It is possible to charge an electric vehicle (EV) using a portable battery, but the practice moves quickly from technically feasible to highly impractical for routine use. The immense power disparity between a vehicle’s large battery pack and a consumer-grade portable power station means this method is strictly a last-resort measure. While the car will recognize and accept the charge, the energy transferred is minimal, only providing enough range to potentially reach a proper charging station rather than delivering any meaningful amount of daily mileage. This type of charging is better understood as a short-term survival tactic rather than a functional charging solution.
Defining Portable Power and Feasibility
The term “portable battery” covers a wide spectrum of devices, and only the largest consumer-grade units hold any potential for charging an EV. Small jump-starter packs or power banks, which are designed to deliver a high burst of current to start an engine, are entirely useless for charging a large traction battery. Consumer-grade portable power stations typically feature a power output ranging from 1,800 to 2,500 watts and a total energy capacity between 1 to 2 kilowatt-hours (kWh).
An electric vehicle requires a minimum power input to initiate its internal charging sequence, typically aligned with Level 1 charging standards. This standard requires the power source to deliver a continuous alternating current (AC) output of at least 600 to 960 watts, though most Level 1 charging is done at 1.4 to 1.9 kilowatts (kW). Since the EV’s onboard charger must communicate with the power source, only a portable power station with a built-in pure sine wave inverter and a standard 120-volt AC outlet can meet these minimum power and communication requirements.
The Technical Challenge of EV Charging Speed
The fundamental limitation of using a portable power station is the massive mismatch between the station’s energy capacity and the EV’s energy demand. A typical full-electric car possesses a battery capacity ranging from 60 kWh to over 100 kWh, while a large portable power station might only store 2 kWh of energy. Delivering the station’s entire 2 kWh capacity to the car would fully deplete the station in under 90 minutes, providing only a fraction of the total charge required.
This slow charging speed is compounded by the multiple energy conversion steps required. The electricity stored in the portable power station is DC, which must first be converted by the station’s inverter into AC so the EV can accept it via its standard charging cable. Once the AC power enters the vehicle, the EV’s onboard charger must then convert it back into DC power before storage in the main traction battery. Each conversion step involves energy loss, typically resulting in an overall efficiency of around 70 to 85 percent for the full DC-AC-DC cycle.

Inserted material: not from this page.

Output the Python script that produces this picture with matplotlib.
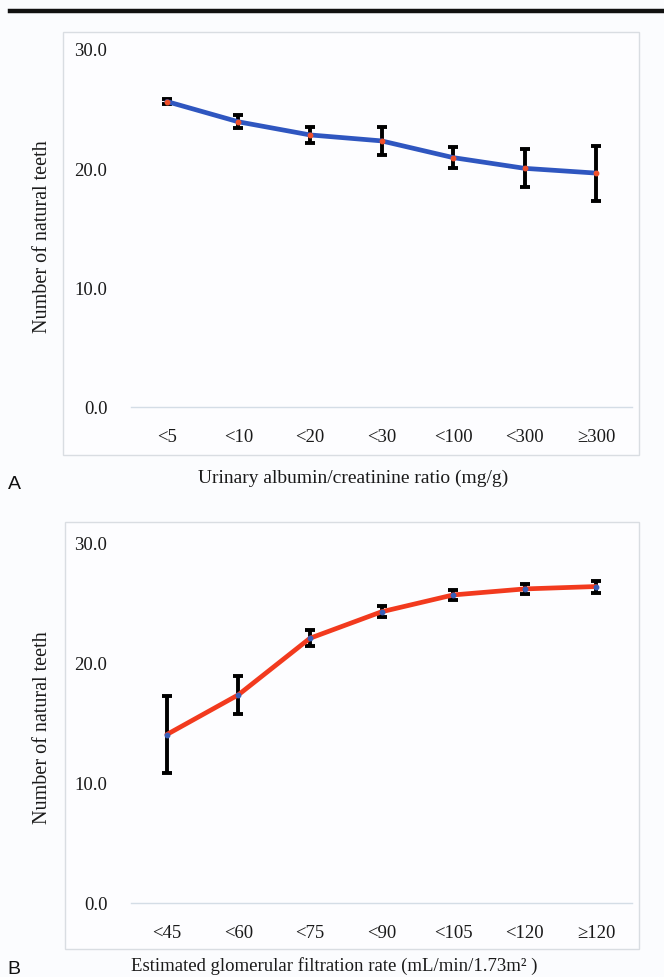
import matplotlib
matplotlib.use("Agg")
import matplotlib.pyplot as plt
from matplotlib.patches import Rectangle
from matplotlib.lines import Line2D

# panel A: urinary albumin/creatinine ratio
uacr_labels = ["<5", "<10", "<20", "<30", "<100", "<300", "\u2265300"]
uacr_teeth = [25.6, 23.9, 22.8, 22.3, 20.9, 20.0, 19.6]
uacr_err = [0.2, 0.55, 0.7, 1.15, 0.9, 1.6, 2.3]

# panel B: estimated glomerular filtration rate
egfr_labels = ["<45", "<60", "<75", "<90", "<105", "<120", "\u2265120"]
egfr_teeth = [14.0, 17.3, 22.0, 24.2, 25.6, 26.1, 26.3]
egfr_err = [3.2, 1.6, 0.65, 0.45, 0.4, 0.45, 0.5]

yticks = [0, 10, 20, 30]
serif = ["Liberation Serif", "DejaVu Serif"]
W, H = 664, 978
BG = "#fbfcfe"

fig = plt.figure(figsize=(W / 100, H / 100), dpi=100, facecolor=BG)


def px(x0, y0, x1, y1):
    # pixel box (top-left origin) -> figure fraction rect
    return [x0 / W, 1 - y1 / H, (x1 - x0) / W, (y1 - y0) / H]


def panel(rect, labels, vals, errs, line_col, dot_col):
    ax = fig.add_axes(rect)
    ax.set_facecolor("none")
    xs = list(range(len(labels)))
    ax.errorbar(xs, vals, yerr=errs, fmt="none", ecolor="black",
                elinewidth=2.8, capsize=3.8, capthick=2.8, zorder=2)
    ax.plot(xs, vals, color=line_col, lw=3.4, zorder=3,
            solid_capstyle="round")
    ax.plot(xs, vals, "o", color=dot_col, ms=3.2, zorder=4)
    ax.set_xlim(-0.5, len(labels) - 0.5)
    ax.set_ylim(0, 30)
    ax.set_yticks(yticks)
    ax.set_yticklabels(["%.1f" % v for v in yticks])
    ax.set_xticks(xs)
    ax.set_xticklabels(labels)
    for s in ["top", "right", "left"]:
        ax.spines[s].set_visible(False)
    ax.spines["bottom"].set_color("#d4dde6")
    ax.spines["bottom"].set_linewidth(1.0)
    ax.tick_params(length=0, labelsize=13.5, colors="#1a1a1a")
    ax.tick_params(axis="y", pad=17)
    ax.tick_params(axis="x", pad=15)
    for t in ax.get_xticklabels() + ax.get_yticklabels():
        t.set_family(serif)
    return ax


# chart frames
for box in [(63, 33, 639, 456), (65, 523, 639, 950)]:
    r = px(*box)
    fig.add_artist(Rectangle((r[0], r[1]), r[2], r[3], transform=fig.transFigure,
                             facecolor="#fdfdff", edgecolor="#d9dde2", lw=1.0,
                             zorder=0))

# rule at the top of the page
fig.add_artist(Line2D([10 / W, 1], [1 - 12 / H, 1 - 12 / H], color="#111111",
                      lw=3.2, transform=fig.transFigure))

panel(px(131, 50, 632, 408), uacr_labels, uacr_teeth, uacr_err,
      "#2f56c0", "#f0502a")
panel(px(131, 543, 632, 904), egfr_labels, egfr_teeth, egfr_err,
      "#f23a1e", "#3a5fb8")

fig.text(43 / W, 1 - 237 / H, "Number of natural teeth", rotation=90,
         ha="center", va="center", fontsize=14.5, family=serif, color="#1a1a1a")
fig.text(43 / W, 1 - 728 / H, "Number of natural teeth", rotation=90,
         ha="center", va="center", fontsize=14.5, family=serif, color="#1a1a1a")
fig.text(353 / W, 1 - 478 / H, "Urinary albumin/creatinine ratio (mg/g)",
         ha="center", va="center", fontsize=14, family=serif, color="#1a1a1a")
fig.text(334 / W, 1 - 966 / H,
         "Estimated glomerular filtration rate (mL/min/1.73m\u00b2 )",
         ha="center", va="center", fontsize=13.5, family=serif, color="#1a1a1a")

fig.text(14 / W, 1 - 485 / H, "A", ha="center", va="center", fontsize=14,
         family="Liberation Sans", color="#111111")
fig.text(14 / W, 1 - 970 / H, "B", ha="center", va="center", fontsize=14,
         family="Liberation Sans", color="#111111")

fig.savefig("out.png", dpi=100, facecolor=BG)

Even at the maximum output of a portable power station—around 1.4 kW—the range gained is minimal. Standard Level 1 charging typically adds only 3 to 5 miles of range per hour of charging. Therefore, a 2 kWh portable power station, running for its full 90-minute lifespan, might only transfer enough energy to give the vehicle between 4 to 7 miles of additional travel distance. This small energy transfer explains why the resulting charge is often measured in feet or yards needed to reach a functional charger, rather than miles that support daily driving.
Practical Use: Emergency Charging and Limitations
The only practical application for charging an electric vehicle with a portable power station is in a roadside emergency. This scenario involves using the EV’s Level 1 charging cable, plugging its standard three-prong plug directly into the portable power station’s AC outlet. The system will initiate the slowest charge rate available, typically at 1.4 kW or less.
While the process is straightforward, be aware of safety and equipment limitations. Portable power stations are engineered for intermittent use, not for hours of sustained, maximum-wattage output, and running them at their limit can lead to overheating and potential shutdown. The cost-benefit analysis is heavily skewed, as a large power station can cost over a thousand dollars yet only yields a few miles of range. This minimal gain confirms the portable power station is not a viable backup plan for routine charging, but merely a tool to create an emergency “limp mode” to safely move the vehicle to a higher-powered Level 2 or DC Fast Charger.